S-Bond® Solder Products: How They Work
S-Bond® products work with the addition of titanium and/or rare earth elements to conventional solder alloy bases. These active elements migrate to any interface and react with the opposing material surface to remove oxides and nitrides and transport them into the bulk of the solder as an inert material. This process occurs while the material is molten, and once the thin "skin" that forms on the surface of the molten solder is broken, it allows contact between the bulk solder and the substrate surface. The breaking of this skin is referred to as "activation" and is done by application of a low level of mechanical shearing action at the interface between the S-Bond material and the substrate. The level of shear required is small and can be delivered by brushing or scraping the surface, sliding the joining surfaces relative to one another, or application of high frequency vibration to the parts to be joined. The figures below show two types of mechanical agitation, one is brushing or peening and the other is ultrasonic agitation.

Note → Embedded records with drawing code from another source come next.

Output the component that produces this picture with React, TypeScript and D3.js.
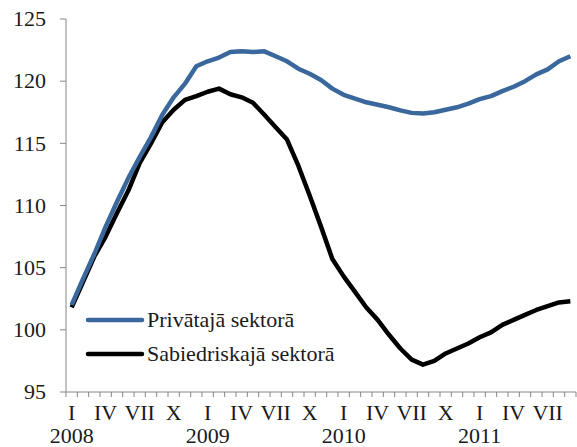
import React from "react";
import * as d3 from "d3";

const months: string[] = [];
const years = [2008, 2009, 2010, 2011];
const romans = ["I", "II", "III", "IV", "V", "VI", "VII", "VIII", "IX", "X", "XI", "XII"];
years.forEach((y) => romans.forEach((r, m) => months.push(`${y}-${m + 1}`)));
const categories = months.slice(0, 45);

const privateSector = [
  102.0, 104.1, 106.1, 108.3, 110.3, 112.2, 113.9, 115.5, 117.3, 118.7, 119.8, 121.2,
  121.6, 121.9, 122.35, 122.4, 122.35, 122.4, 122.0, 121.6, 121.0, 120.6, 120.1, 119.4,
  118.9, 118.6, 118.3, 118.1, 117.9, 117.65, 117.45, 117.4, 117.5, 117.7, 117.9, 118.2,
  118.55, 118.8, 119.2, 119.55, 120.0, 120.55, 120.95, 121.6, 122.0,
];
const publicSector = [
  101.8, 103.85, 105.9, 107.5, 109.4, 111.2, 113.4, 115.0, 116.7, 117.7, 118.5, 118.8,
  119.15, 119.4, 118.95, 118.7, 118.26, 117.3, 116.3, 115.3, 113.2, 110.8, 108.3, 105.7,
  104.3, 103.05, 101.8, 100.8, 99.6, 98.5, 97.6, 97.2, 97.5, 98.1, 98.5, 98.9,
  99.4, 99.8, 100.4, 100.8, 101.2, 101.6, 101.9, 102.2, 102.3,
];
const yTicks = [95, 100, 105, 110, 115, 120, 125];
const seriesNames = ["Privātajā sektorā", "Sabiedriskajā sektorā"];

const W = 577;
const H = 447;
const left = 66;
const right = 576;
const top = 19;
const bottom = 392;
const font = "'Liberation Serif', 'DejaVu Serif', 'Times New Roman', serif";
const axisColor = "#868686";
const blue = "#3A679C";
const textColor = "#1a1a1a";

export default function App() {
  const x = d3.scaleBand<string>().domain(categories).range([left, right]);
  const y = d3.scaleLinear().domain([95, 125]).range([bottom, top]);
  const cx = (c: string) => (x(c) as number) + x.bandwidth() / 2;
  const line = d3
    .line<number>()
    .x((_, i) => cx(categories[i]))
    .y((d) => y(d));

  const boundaries = categories.map((c) => x(c) as number).concat([right]);
  const ts: React.CSSProperties = { fontFamily: font, fontSize: 22 };

  return (
    <svg width={W} height={H} style={{ position: "absolute", left: 0, top: 0 }}>
      <rect width={W} height={H} fill="#fff" />
      {/* y axis */}
      <line x1={left} x2={left} y1={top} y2={bottom} stroke={axisColor} strokeWidth={1} />
      {yTicks.map((t) => (
        <g key={t}>
          <line x1={left - 6} x2={left} y1={y(t)} y2={y(t)} stroke={axisColor} />
          <text x={46} y={y(t)} dy="0.33em" textAnchor="end" style={ts} fill={textColor}>
            {t}
          </text>
        </g>
      ))}
      {/* x axis */}
      <line x1={left} x2={right} y1={bottom} y2={bottom} stroke={axisColor} />
      {boundaries.map((b, i) => (
        <line key={i} x1={b} x2={b} y1={bottom} y2={bottom + 5} stroke={axisColor} />
      ))}
      {categories.map((c, i) => {
        const m = i % 12;
        if (m % 3 !== 0) return null;
        return (
          <g key={c}>
            <text x={cx(c)} y={420} textAnchor="middle" style={ts} fill={textColor}>
              {romans[m]}
            </text>
            {m === 0 && (
              <text x={cx(c)} y={443} textAnchor="middle" style={ts} fill={textColor}>
                {c.split("-")[0]}
              </text>
            )}
          </g>
        );
      })}
      {/* lines */}
      <path d={line(publicSector) || ""} fill="none" stroke="#000" strokeWidth={4.5} strokeLinejoin="round" />
      <path d={line(privateSector) || ""} fill="none" stroke={blue} strokeWidth={4.5} strokeLinejoin="round" />
      {/* legend */}
      <line x1={88} x2={142} y1={320} y2={320} stroke={blue} strokeWidth={4.5} strokeLinecap="round" />
      <text x={147} y={327} style={ts} fill={textColor}>{seriesNames[0]}</text>
      <line x1={88} x2={142} y1={354} y2={354} stroke="#000" strokeWidth={4.5} strokeLinecap="round" />
      <text x={147} y={361} style={ts} fill={textColor}>{seriesNames[1]}</text>
    </svg>
  );
}
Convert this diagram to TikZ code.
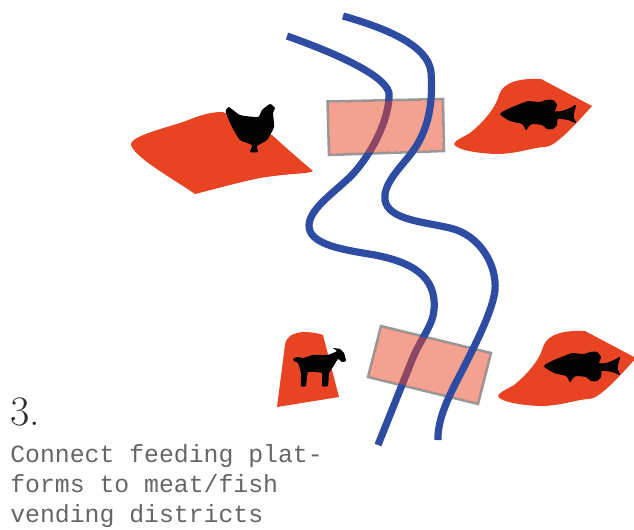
\documentclass[tikz,border=0pt]{standalone}
\usepackage{fontspec}
\setmonofont{Liberation Mono}
\definecolor{redland}{HTML}{E84424}
\definecolor{river}{HTML}{2F4CA3}
\definecolor{platedge}{HTML}{999999}
\definecolor{capgray}{HTML}{666666}
\definecolor{numgray}{HTML}{2E2E2E}
\tikzset{
  land/.style={fill=redland,draw=none},
  animal/.style={fill=black,draw=none},
  riverline/.style={draw=river,line width=5.4pt,line join=round},
  platform/.style={draw=platedge,line width=1.9pt},
  platfill/.style={fill=redland,fill opacity=.5,draw=none},
  caption/.style={anchor=base west,inner sep=0pt,font=\ttfamily\fontsize{18.6pt}{22pt}\selectfont,text=capgray}
}
\newcommand{\fishscene}[2]{%
  \begin{scope}[shift={(#1,#2)}]
    \fill[land] (541,79) .. controls (520,78) and (503,82) .. (499,95)
      .. controls (495,110) and (480,125) .. (470,133)
      .. controls (462,138) and (455,140) .. (454,144)
      .. controls (456,150) and (480,154) .. (500,154)
      .. controls (520,153) and (535,147) .. (545,147)
      .. controls (555,147) and (575,125) .. (592,106) -- cycle;
    \fill[animal] plot[smooth cycle,tension=.4] coordinates {(500,114) (510,108) (525,102) (528,101) (540,102) (546,100) (553,100) (557,105) (555,111) (562,111) (570,108) (576,105) (574,113) (574,118) (576,123) (568,120) (558,119) (557,125) (553,129) (547,129) (542,125) (532,124) (529,126) (526,130) (522,124) (510,121)};
  \end{scope}}
\begin{document}
\begin{tikzpicture}[x=0.75pt,y=-0.75pt]
\useasboundingbox (0,0) rectangle (634,529);
% land patches
\fill[land] (131,145) .. controls (130,138) and (150,132) .. (180,123)
  .. controls (195,118) and (205,112) .. (223,112) -- (272,135)
  .. controls (285,147) and (300,160) .. (313,171)
  .. controls (310,174) and (290,173) .. (260,178)
  .. controls (240,182) and (215,189) .. (195,194)
  .. controls (175,180) and (135,158) .. (131,145) -- cycle;
\fill[land] (277,407) -- (285,345) .. controls (286,337) and (292,333) .. (303,332)
  .. controls (310,332) and (318,333) .. (323,335) -- (339,397) -- cycle;
\fishscene{0}{0}
\fishscene{44}{252}
% animals
\fill[animal] plot[smooth cycle,tension=.3] coordinates {(226,110) (229,107) (240,115) (258,117) (262,110) (270,104) (275,108) (273,113) (274,127) (267,140) (257,146) (258,152) (250,152) (252,145) (240,140) (232,127) (226,113)};
\fill[animal] plot[smooth cycle,tension=.2] coordinates {(293,359) (297,357) (303,358) (313,355) (327,355) (333,353) (337,351) (333,348) (340,349) (344,353) (346,361) (342,362) (338,359) (333,367) (329,373) (328,386) (322,386) (322,373) (308,372) (306,386) (301,386) (301,373) (298,363) (294,361)};
% platform outlines
\draw[platform] (327.5,101.5) -- (443,99) -- (444,151) -- (329,155) -- cycle;
\draw[platform] (381,326) -- (491,353) -- (478,404) -- (368,377) -- cycle;
% left river, beneath the platforms
\draw[riverline] (287,36) .. controls (335,53) and (385,75) .. (389,93)
  .. controls (390,115) and (375,150) .. (352,175)
  .. controls (335,192) and (310,208) .. (309,225)
  .. controls (308,245) and (345,250) .. (375,255)
  .. controls (410,262) and (437,275) .. (434,310)
  .. controls (433,325) and (420,340) .. (412,360) -- (378,445);
% translucent platforms, inset so the grey edge stays clean
\fill[platfill] (328.6,102.6) -- (441.9,100.1) -- (442.9,149.9) -- (330,153.9) -- cycle;
\fill[platfill] (381.8,327.3) -- (489.7,353.8) -- (477.3,402.7) -- (369.3,376.2) -- cycle;
% right river, above the platforms
\draw[riverline] (343,16) .. controls (385,28) and (428,45) .. (431,72)
  .. controls (433,100) and (430,130) .. (410,155)
  .. controls (398,170) and (383,185) .. (385,200)
  .. controls (388,220) and (425,222) .. (450,228)
  .. controls (480,235) and (497,265) .. (495,290)
  .. controls (493,310) and (475,345) .. (465,365)
  .. controls (455,385) and (437,415) .. (438,440);
% text
\node[anchor=base west,inner sep=0pt,text=numgray,font=\fontsize{31.5pt}{34pt}\selectfont] (num) at (10,425) {3.};
\node[caption] (l1) at (10,462) {Connect feeding plat-};
\node[caption] (l2) at (10,492) {forms to meat/fish};
\node[caption] (l3) at (10,522) {vending districts};
\end{tikzpicture}
\end{document}
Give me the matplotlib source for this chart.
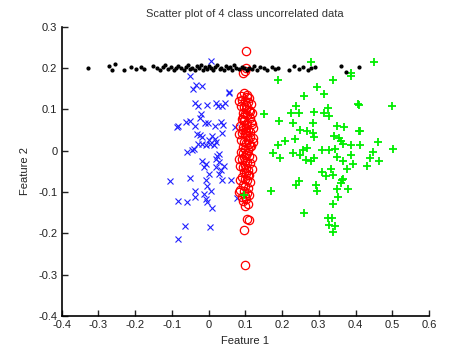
import matplotlib
matplotlib.use('Agg')
from matplotlib import pyplot as plt
from matplotlib.ticker import FuncFormatter

plt.rcParams['font.family'] = ['Liberation Sans', 'DejaVu Sans']
plt.rcParams['axes.unicode_minus'] = False

# class 1 (blue x)
blue_x = [-0.051, -0.035, -0.042, -0.019, -0.037, -0.028, -0.004, 0.019, 0.026, 0.037, 0.046, 0.055,
          -0.082, -0.062, -0.051, -0.037, -0.024, -0.010, -0.001, 0.017, 0.033, 0.039, 0.037,
          -0.031, -0.022, -0.017, 0.010, 0.017, -0.028, -0.017, -0.008, 0.005, 0.014, 0.019, 0.028,
          -0.040, -0.058, -0.044, -0.017, -0.008, -0.012, 0.019, 0.028, 0.019, 0.033, 0.041, 0.001,
          -0.008, 0.028, 0.037, 0.060, -0.104, -0.051, -0.082, -0.060, -0.037, -0.037, -0.012, -0.008,
          -0.003, 0.006, 0.010, 0.078, -0.064, 0.003, -0.082, 0.006, -0.085, 0.072, 0.055, -0.020,
          0.000, 0.024, -0.005]
blue_y = [0.181, 0.159, 0.149, 0.157, 0.116, 0.108, 0.110, 0.116, 0.107, 0.108, 0.115, 0.139,
          0.059, 0.070, 0.072, 0.059, 0.078, 0.068, 0.066, 0.059, 0.070, 0.062, 0.043,
          0.041, 0.037, 0.033, 0.035, 0.029, 0.015, 0.017, 0.013, 0.017, 0.013, 0.021, -0.007,
          0.005, -0.003, 0.001, -0.024, -0.032, -0.040, -0.020, -0.028, -0.040, -0.048, -0.036, -0.056,
          -0.072, -0.056, -0.072, -0.072, -0.074, -0.066, -0.121, -0.125, -0.097, -0.111, -0.105, -0.117,
          -0.125, -0.097, -0.139, -0.115, -0.182, -0.185, -0.215, 0.216, 0.058, 0.056, 0.141, 0.088,
          0.025, -0.012, -0.085]

# class 2 (red o)
red_x = [0.103, 0.098, 0.093, 0.101, 0.097, 0.104, 0.110, 0.092, 0.100, 0.107, 0.115, 0.088,
         0.096, 0.102, 0.111, 0.094, 0.099, 0.106, 0.113, 0.090, 0.097, 0.104, 0.118, 0.086,
         0.095, 0.101, 0.108, 0.114, 0.092, 0.099, 0.105, 0.112, 0.120, 0.089, 0.096, 0.103,
         0.110, 0.116, 0.093, 0.100, 0.107, 0.087, 0.095, 0.102, 0.109, 0.117, 0.091, 0.098,
         0.105, 0.112, 0.085, 0.094, 0.101, 0.108, 0.096, 0.103, 0.110, 0.090, 0.099, 0.106,
         0.113, 0.093, 0.100, 0.108, 0.086, 0.097, 0.104, 0.111, 0.092, 0.101, 0.095, 0.107,
         0.099, 0.088, 0.105, 0.113, 0.096, 0.102, 0.094, 0.108, 0.100, 0.098, 0.107, 0.103,
         0.105, 0.110, 0.097, 0.112, 0.097, 0.094, 0.102, 0.106, 0.098,
         0.083, 0.119, 0.084, 0.121, 0.082, 0.117, 0.086, 0.122, 0.084, 0.115]
red_y = [0.242, 0.192, 0.188, 0.200, 0.140, 0.135, 0.128, 0.122, 0.120, 0.118, 0.112, 0.108,
         0.105, 0.100, 0.098, 0.092, 0.088, 0.085, 0.080, 0.076, 0.072, 0.068, 0.065, 0.060,
         0.058, 0.055, 0.050, 0.046, 0.043, 0.040, 0.036, 0.032, 0.030, 0.026, 0.022, 0.019,
         0.015, 0.012, 0.008, 0.004, 0.001, -0.003, -0.006, -0.010, -0.013, -0.017, -0.021, -0.024,
         -0.028, -0.031, -0.036, -0.040, -0.043, -0.047, -0.052, -0.055, -0.060, -0.064, -0.068, -0.072,
         -0.077, -0.082, -0.086, -0.090, -0.095, -0.098, -0.103, -0.108, -0.112, -0.118, -0.123, -0.128,
         -0.133, 0.132, 0.130, 0.095, 0.075, 0.110, 0.050, 0.025, -0.035, -0.110, -0.060, 0.063,
         -0.166, -0.168, -0.192, 0.010, -0.015, 0.082, 0.045, -0.005, -0.276,
         0.120, 0.090, 0.040, 0.020, -0.020, -0.045, -0.070, 0.055, -0.100, 0.070]

# class 3 (green +)
green_x = [0.278, 0.387, 0.188, 0.340, 0.296, 0.315, 0.260, 0.410, 0.239, 0.224, 0.245, 0.288,
           0.150, 0.313, 0.329, 0.324, 0.191, 0.230, 0.284, 0.349, 0.369, 0.410, 0.249, 0.269,
           0.284, 0.288, 0.342, 0.360, 0.209, 0.236, 0.188, 0.175, 0.195, 0.257, 0.269, 0.308,
           0.329, 0.344, 0.367, 0.389, 0.412, 0.266, 0.278, 0.288, 0.231, 0.248, 0.349, 0.365,
           0.389, 0.332, 0.308, 0.340, 0.376, 0.245, 0.365, 0.360, 0.293, 0.296, 0.349, 0.170,
           0.239, 0.380, 0.353, 0.340, 0.260, 0.335, 0.329, 0.340, 0.451, 0.389, 0.498, 0.412,
           0.462, 0.502, 0.448, 0.439, 0.464, 0.430, 0.394, 0.362, 0.096, 0.326, 0.344, 0.408,
           0.355, 0.320]
green_y = [0.214, 0.189, 0.171, 0.171, 0.155, 0.137, 0.131, 0.111, 0.107, 0.092, 0.090, 0.094,
           0.089, 0.090, 0.084, 0.102, 0.072, 0.068, 0.066, 0.059, 0.058, 0.048, 0.051, 0.048,
           0.043, 0.032, 0.035, 0.024, 0.024, 0.027, 0.013, -0.006, -0.017, 0.001, 0.007, 0.001,
           0.002, 0.005, 0.017, 0.013, 0.013, -0.022, -0.025, -0.017, -0.006, -0.011, -0.015, -0.025,
           -0.011, -0.044, -0.052, -0.058, -0.044, -0.074, -0.068, -0.079, -0.082, -0.097, -0.093, -0.098,
           -0.082, -0.093, -0.111, -0.128, -0.152, -0.163, -0.180, -0.198, 0.214, 0.181, 0.108, 0.048,
           0.021, 0.005, -0.003, -0.017, -0.024, -0.038, -0.032, -0.071, -0.107, -0.162, -0.182, 0.112,
           0.030, -0.062]

# class 4 (black .)
black_x = [-0.327, -0.270, -0.262, -0.256, -0.230, -0.210, -0.197, -0.183, -0.175, -0.150, -0.140,
           -0.132, -0.125, -0.118, -0.110, -0.102, -0.095, -0.088, -0.082, -0.075, -0.068, -0.062,
           -0.055, -0.050, -0.044, -0.038, -0.032, -0.027, -0.021, -0.015, -0.010, -0.004, 0.002,
           0.008, 0.013, 0.018, 0.024, 0.030, 0.035, 0.041, 0.047, 0.052, 0.058, 0.064, 0.070,
           0.076, 0.082, 0.090, 0.097, 0.104, 0.110, 0.118, 0.125, 0.132, 0.140, 0.150, 0.160,
           0.172, 0.182, 0.190, 0.220, 0.232, 0.245, 0.258, 0.270, 0.280, 0.290, 0.360, 0.375, 0.410]
black_y = [0.201, 0.205, 0.195, 0.210, 0.196, 0.203, 0.198, 0.202, 0.197, 0.204, 0.199,
           0.195, 0.202, 0.207, 0.198, 0.203, 0.196, 0.201, 0.205, 0.199, 0.194, 0.202,
           0.206, 0.197, 0.201, 0.195, 0.204, 0.199, 0.208, 0.196, 0.202, 0.198, 0.205,
           0.200, 0.195, 0.203, 0.207, 0.198, 0.201, 0.196, 0.204, 0.199, 0.202, 0.195, 0.206,
           0.200, 0.197, 0.203, 0.199, 0.196, 0.201, 0.198, 0.204, 0.195, 0.202, 0.199, 0.196,
           0.203, 0.198, 0.201, 0.196, 0.205, 0.198, 0.202, 0.194, 0.199, 0.203, 0.205, 0.191, 0.203]

fig = plt.figure(figsize=(4.74, 3.55), dpi=100)
ax = fig.add_axes([0.13, 0.11, 0.775, 0.815])

ax.plot(blue_x, blue_y, 'x', color='#2020ff', markersize=3.8, markeredgewidth=0.8, linestyle='none')
ax.plot(red_x, red_y, 'o', markerfacecolor='none', markeredgecolor='#ff0000', markersize=6,
        markeredgewidth=0.9, linestyle='none')
ax.plot(green_x, green_y, '+', color='#00ee00', markersize=6, markeredgewidth=1.3, linestyle='none')
ax.plot(black_x, black_y, '.', color='black', markersize=4, linestyle='none')

ax.set_xlim(-0.4, 0.6)
ax.set_ylim(-0.4, 0.3)
ax.set_xticks([-0.4, -0.3, -0.2, -0.1, 0, 0.1, 0.2, 0.3, 0.4, 0.5, 0.6])
ax.set_yticks([-0.4, -0.3, -0.2, -0.1, 0, 0.1, 0.2, 0.3])
fmt = FuncFormatter(lambda v, p: '%g' % round(v, 2))
ax.xaxis.set_major_formatter(fmt)
ax.yaxis.set_major_formatter(fmt)

for side in ['top', 'right']:
    ax.spines[side].set_visible(False)
ax.spines['left'].set_linewidth(1.2)
ax.spines['bottom'].set_linewidth(1.2)
ax.tick_params(direction='in', length=4, width=1, labelsize=8, colors='#222222', pad=3)

ax.set_title('Scatter plot of 4 class uncorrelated data', fontsize=8, color='#333333', pad=7)
ax.set_xlabel('Feature 1', fontsize=8, color='#222222', labelpad=4)
ax.set_ylabel('Feature 2', fontsize=8, color='#222222', labelpad=6)

plt.savefig('out.png', dpi=100)
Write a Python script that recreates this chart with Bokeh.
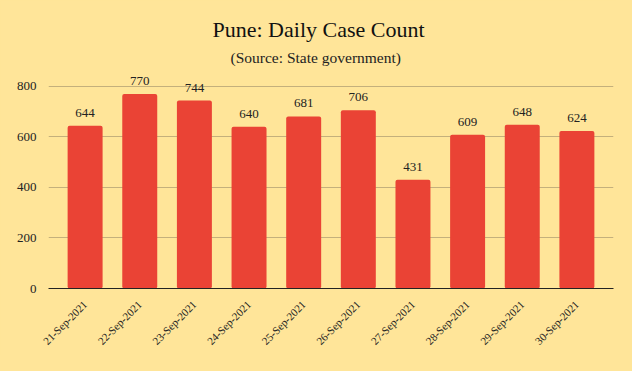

Once the skin layer has been disrupted, the bulk solder reacts almost instantaneously and in the case of a molecular bond, irreversibly with the substrate surfaces, creating a tightly held layer of solder on the substrate. This means that the resulting joint may be disassembled and reassembled simply by re-heating above the melting temperature of the SBT product and then re-joining the parts with some additional activation to insure reaction with the new solder. The bonded layer at the substrate surface will not be affected, so good interfacial bond strength is maintained and re-activation is not required.
The activation process for S-Bond products is not ultrasonic soldering, which is where a large amount of ultrasonic energy is directed against the surface of the substrate material to break up the oxide surface layer and allow the molten solder to circumvent and interpenetrate the layer to reach the base material. The oxide layer being broken in S-Bond® joining is very thin, is only on the solder material, requires very little energy to be disrupted, and does not remain as part of the bond.
A feature of S-Bond products is that they do not flow or wick into openings like conventional solders. Unless pushed, our materials stay where they are placed. This can be useful in situations where precision joining is required.



S-Bond adheres to surfaces utilizing one of two mechanisms that are shown to the left. the metallurgical mechanism operates with copper and aluminum surfaces when S-Bond joins at 250C. The active elements in S-Bond alloys enable the reaction of Sn-Ag-Ti with the underlying base metals to produce a metallurgically reacted joint. This process can also operate on many metals be activated at significantly elevated temperatures, normally as a metallurgical pre-treatment, to activate the surfaces for S-Bond joining.
The other joining mechanism that operates at regular joining temperatures (250°C) is one of adhesive joining or attraction of surfaces with opposite "electronic" charges. Since metals such as titanium and stainless steel have very thin 'dielectric' protective oxides such as TiO2 or Cr3O2, they provide an insulator layer that the S-Bond active elements and the elements in the base metals or ceramics attract across as in typical Van der Vaals attractive bonding, as the schematic above illustrates.